The request: Restate each line of the listing exactly, without carrying over any pictures.

----- Material provided -----

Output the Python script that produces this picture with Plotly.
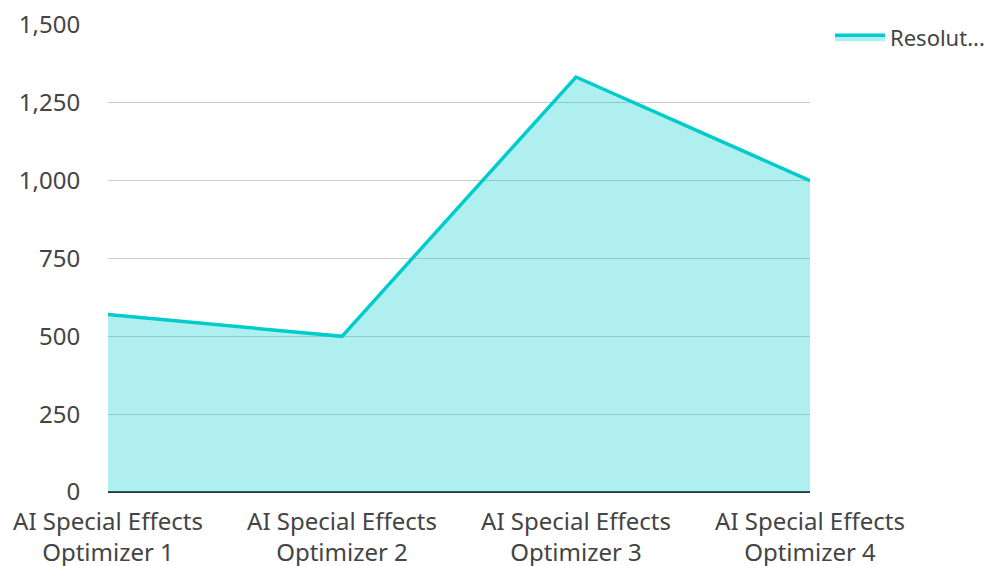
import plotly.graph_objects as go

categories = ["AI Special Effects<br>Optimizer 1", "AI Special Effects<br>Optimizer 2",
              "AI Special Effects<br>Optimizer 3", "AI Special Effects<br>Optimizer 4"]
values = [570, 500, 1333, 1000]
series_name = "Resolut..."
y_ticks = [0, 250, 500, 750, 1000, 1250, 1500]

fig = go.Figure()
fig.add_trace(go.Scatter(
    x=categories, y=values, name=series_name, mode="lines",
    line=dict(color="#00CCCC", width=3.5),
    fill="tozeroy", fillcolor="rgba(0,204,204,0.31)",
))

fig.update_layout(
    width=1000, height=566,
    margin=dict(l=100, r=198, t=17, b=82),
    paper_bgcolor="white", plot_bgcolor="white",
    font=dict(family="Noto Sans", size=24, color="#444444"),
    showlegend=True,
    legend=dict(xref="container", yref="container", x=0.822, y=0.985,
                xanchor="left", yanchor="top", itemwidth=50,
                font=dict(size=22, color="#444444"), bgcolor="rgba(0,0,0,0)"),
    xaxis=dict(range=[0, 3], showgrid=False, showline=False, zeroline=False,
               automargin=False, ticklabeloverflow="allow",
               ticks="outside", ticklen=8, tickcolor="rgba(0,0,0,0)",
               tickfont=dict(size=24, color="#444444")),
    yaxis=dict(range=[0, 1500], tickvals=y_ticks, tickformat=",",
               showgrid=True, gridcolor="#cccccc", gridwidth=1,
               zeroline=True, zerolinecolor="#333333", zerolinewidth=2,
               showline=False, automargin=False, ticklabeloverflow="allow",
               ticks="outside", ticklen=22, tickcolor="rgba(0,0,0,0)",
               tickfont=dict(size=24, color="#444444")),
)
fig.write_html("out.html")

-----

Solved exercise:
Output the Python script that produces this picture with Plotly.
import plotly.graph_objects as go

categories = ["AI Special Effects<br>Optimizer 1", "AI Special Effects<br>Optimizer 2",
              "AI Special Effects<br>Optimizer 3", "AI Special Effects<br>Optimizer 4"]
values = [570, 500, 1333, 1000]
series_name = "Resolut..."
y_ticks = [0, 250, 500, 750, 1000, 1250, 1500]

fig = go.Figure()
fig.add_trace(go.Scatter(
    x=categories, y=values, name=series_name, mode="lines",
    line=dict(color="#00CCCC", width=3.5),
    fill="tozeroy", fillcolor="rgba(0,204,204,0.31)",
))

fig.update_layout(
    width=1000, height=566,
    margin=dict(l=100, r=198, t=17, b=82),
    paper_bgcolor="white", plot_bgcolor="white",
    font=dict(family="Noto Sans", size=24, color="#444444"),
    showlegend=True,
    legend=dict(xref="container", yref="container", x=0.822, y=0.985,
                xanchor="left", yanchor="top", itemwidth=50,
                font=dict(size=22, color="#444444"), bgcolor="rgba(0,0,0,0)"),
    xaxis=dict(range=[0, 3], showgrid=False, showline=False, zeroline=False,
               automargin=False, ticklabeloverflow="allow",
               ticks="outside", ticklen=8, tickcolor="rgba(0,0,0,0)",
               tickfont=dict(size=24, color="#444444")),
    yaxis=dict(range=[0, 1500], tickvals=y_ticks, tickformat=",",
               showgrid=True, gridcolor="#cccccc", gridwidth=1,
               zeroline=True, zerolinecolor="#333333", zerolinewidth=2,
               showline=False, automargin=False, ticklabeloverflow="allow",
               ticks="outside", ticklen=22, tickcolor="rgba(0,0,0,0)",
               tickfont=dict(size=24, color="#444444")),
)
fig.write_html("out.html")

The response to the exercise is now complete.